Start Material provided
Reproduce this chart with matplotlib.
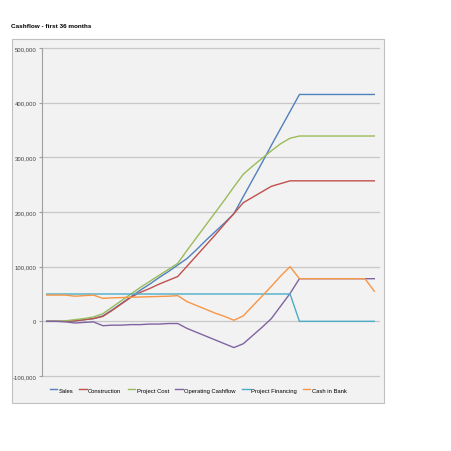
End Material provided
Start Material provided
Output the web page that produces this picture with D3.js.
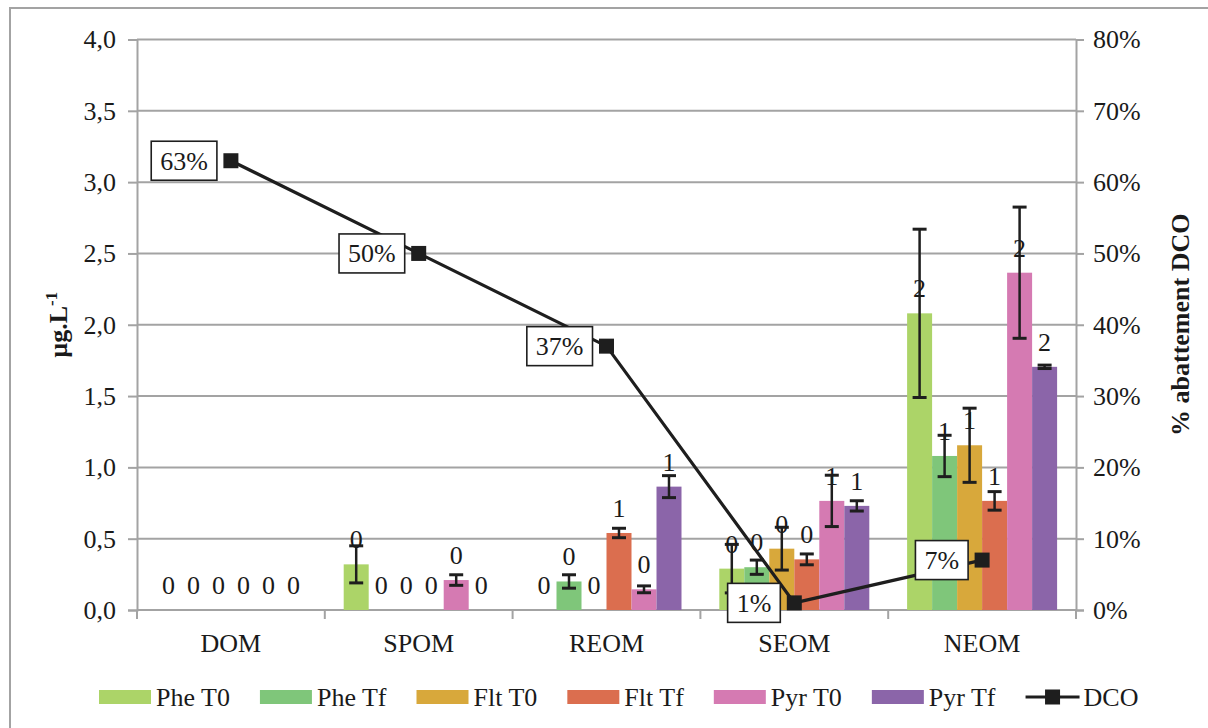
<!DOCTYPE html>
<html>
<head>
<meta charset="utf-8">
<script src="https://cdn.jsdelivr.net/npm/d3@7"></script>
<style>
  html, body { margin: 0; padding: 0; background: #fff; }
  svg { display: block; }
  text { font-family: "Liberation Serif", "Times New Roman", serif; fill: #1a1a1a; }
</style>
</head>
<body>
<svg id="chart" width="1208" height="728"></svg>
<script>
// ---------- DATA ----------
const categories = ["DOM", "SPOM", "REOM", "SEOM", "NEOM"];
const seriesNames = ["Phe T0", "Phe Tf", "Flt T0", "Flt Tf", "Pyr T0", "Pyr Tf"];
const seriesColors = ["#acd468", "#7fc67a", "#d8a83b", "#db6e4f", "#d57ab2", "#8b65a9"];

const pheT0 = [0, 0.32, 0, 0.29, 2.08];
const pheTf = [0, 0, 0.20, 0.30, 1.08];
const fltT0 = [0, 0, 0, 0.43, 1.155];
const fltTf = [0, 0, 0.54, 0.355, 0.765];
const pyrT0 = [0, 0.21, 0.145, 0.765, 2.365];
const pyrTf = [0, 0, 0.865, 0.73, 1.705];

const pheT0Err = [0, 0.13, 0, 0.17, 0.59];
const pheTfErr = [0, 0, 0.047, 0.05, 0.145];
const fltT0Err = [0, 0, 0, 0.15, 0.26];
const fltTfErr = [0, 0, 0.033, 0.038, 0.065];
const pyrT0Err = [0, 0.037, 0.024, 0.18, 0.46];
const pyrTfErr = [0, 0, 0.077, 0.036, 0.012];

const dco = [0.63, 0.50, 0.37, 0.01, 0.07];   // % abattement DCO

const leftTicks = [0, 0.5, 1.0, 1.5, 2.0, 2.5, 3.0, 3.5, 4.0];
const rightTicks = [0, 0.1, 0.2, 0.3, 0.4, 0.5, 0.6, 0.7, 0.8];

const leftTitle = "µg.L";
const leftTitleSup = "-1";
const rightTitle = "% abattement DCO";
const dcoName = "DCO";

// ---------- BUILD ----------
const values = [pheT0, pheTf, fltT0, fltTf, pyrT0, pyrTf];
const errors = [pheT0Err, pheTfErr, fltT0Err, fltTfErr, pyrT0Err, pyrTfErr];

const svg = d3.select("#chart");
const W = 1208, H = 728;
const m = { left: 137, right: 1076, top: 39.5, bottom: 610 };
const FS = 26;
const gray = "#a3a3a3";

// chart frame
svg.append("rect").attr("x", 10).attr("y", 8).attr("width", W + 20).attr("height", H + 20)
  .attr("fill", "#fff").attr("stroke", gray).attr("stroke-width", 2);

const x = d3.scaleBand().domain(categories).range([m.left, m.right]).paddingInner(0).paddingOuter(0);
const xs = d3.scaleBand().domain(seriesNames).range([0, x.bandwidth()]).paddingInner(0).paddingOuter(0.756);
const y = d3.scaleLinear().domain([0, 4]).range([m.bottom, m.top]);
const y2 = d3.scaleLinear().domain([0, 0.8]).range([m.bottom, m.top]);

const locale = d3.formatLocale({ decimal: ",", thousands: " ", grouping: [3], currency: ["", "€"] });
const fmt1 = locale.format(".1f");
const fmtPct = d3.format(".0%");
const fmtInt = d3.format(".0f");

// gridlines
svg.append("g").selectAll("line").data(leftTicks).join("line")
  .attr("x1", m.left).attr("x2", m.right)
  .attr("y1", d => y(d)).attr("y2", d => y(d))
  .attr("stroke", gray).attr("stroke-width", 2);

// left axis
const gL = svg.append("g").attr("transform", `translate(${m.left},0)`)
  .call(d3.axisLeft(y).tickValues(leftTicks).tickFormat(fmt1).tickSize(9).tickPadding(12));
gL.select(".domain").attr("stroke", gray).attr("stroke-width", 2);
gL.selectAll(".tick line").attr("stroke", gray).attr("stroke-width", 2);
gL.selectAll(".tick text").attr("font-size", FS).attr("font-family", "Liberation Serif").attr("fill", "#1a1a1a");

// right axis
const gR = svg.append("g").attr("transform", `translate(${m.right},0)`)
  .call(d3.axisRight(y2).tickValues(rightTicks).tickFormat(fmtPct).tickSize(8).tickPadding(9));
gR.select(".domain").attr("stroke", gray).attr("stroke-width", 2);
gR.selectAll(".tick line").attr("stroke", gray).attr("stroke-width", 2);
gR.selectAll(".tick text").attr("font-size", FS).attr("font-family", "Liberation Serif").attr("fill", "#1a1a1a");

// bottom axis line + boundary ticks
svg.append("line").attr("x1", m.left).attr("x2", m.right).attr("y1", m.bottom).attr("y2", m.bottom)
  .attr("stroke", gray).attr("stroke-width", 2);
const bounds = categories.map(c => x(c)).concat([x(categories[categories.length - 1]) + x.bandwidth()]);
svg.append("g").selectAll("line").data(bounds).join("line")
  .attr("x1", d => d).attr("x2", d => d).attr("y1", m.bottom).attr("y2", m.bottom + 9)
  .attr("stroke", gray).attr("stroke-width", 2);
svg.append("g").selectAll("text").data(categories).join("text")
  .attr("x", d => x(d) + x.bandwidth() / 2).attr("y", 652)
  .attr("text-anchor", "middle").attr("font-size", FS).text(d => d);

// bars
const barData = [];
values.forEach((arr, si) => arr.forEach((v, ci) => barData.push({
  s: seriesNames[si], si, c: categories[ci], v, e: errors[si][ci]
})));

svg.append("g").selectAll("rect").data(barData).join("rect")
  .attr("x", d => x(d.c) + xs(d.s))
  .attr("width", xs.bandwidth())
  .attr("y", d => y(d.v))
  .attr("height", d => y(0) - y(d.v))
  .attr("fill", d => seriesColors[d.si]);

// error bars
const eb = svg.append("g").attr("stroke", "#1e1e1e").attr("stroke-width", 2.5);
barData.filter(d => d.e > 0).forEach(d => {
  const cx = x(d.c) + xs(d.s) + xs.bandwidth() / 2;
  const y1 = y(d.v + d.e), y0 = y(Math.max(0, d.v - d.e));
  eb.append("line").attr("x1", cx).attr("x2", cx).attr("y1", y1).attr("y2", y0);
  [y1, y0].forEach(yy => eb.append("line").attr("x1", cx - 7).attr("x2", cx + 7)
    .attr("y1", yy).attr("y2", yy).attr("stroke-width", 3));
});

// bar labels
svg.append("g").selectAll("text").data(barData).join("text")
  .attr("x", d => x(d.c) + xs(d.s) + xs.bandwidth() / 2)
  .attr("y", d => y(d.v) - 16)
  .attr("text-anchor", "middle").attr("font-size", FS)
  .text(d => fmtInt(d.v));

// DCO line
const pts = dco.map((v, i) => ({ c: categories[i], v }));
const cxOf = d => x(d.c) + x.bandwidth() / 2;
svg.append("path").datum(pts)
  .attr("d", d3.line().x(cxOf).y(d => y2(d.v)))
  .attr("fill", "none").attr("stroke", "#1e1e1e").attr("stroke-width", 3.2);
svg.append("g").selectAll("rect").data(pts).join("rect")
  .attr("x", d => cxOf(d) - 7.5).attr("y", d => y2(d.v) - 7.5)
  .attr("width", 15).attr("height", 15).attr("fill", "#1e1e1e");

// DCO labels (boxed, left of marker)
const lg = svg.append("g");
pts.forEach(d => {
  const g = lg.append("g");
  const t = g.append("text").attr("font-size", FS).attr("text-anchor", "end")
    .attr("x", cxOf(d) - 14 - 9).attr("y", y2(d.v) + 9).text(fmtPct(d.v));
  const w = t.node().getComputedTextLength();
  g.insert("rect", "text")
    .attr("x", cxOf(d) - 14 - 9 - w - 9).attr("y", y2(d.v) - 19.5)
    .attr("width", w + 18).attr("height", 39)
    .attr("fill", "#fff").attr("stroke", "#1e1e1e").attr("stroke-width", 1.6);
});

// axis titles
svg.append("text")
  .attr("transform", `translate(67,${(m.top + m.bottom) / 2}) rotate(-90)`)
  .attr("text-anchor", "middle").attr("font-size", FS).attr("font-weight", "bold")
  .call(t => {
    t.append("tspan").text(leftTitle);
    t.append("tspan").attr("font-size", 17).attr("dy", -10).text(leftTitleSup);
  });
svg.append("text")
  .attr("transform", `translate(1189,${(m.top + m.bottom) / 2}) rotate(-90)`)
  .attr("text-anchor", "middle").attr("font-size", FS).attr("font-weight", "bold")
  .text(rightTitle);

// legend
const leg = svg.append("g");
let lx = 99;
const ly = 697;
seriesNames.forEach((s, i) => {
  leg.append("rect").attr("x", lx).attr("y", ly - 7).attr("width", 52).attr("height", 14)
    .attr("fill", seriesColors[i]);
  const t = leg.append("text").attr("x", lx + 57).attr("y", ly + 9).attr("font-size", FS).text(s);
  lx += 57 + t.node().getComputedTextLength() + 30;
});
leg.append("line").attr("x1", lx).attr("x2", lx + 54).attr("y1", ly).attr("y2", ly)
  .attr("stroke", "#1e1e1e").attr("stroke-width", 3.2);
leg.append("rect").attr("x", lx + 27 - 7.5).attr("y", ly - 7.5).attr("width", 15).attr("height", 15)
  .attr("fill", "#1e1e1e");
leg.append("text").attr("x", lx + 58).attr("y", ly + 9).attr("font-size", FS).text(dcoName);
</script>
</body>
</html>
End Material provided
- Instructions to follow -
Consider the entries above and return each line with the string "this".

- Result -
Reproduce this chart with matplotlib.
Output the web page that produces this picture with D3.js.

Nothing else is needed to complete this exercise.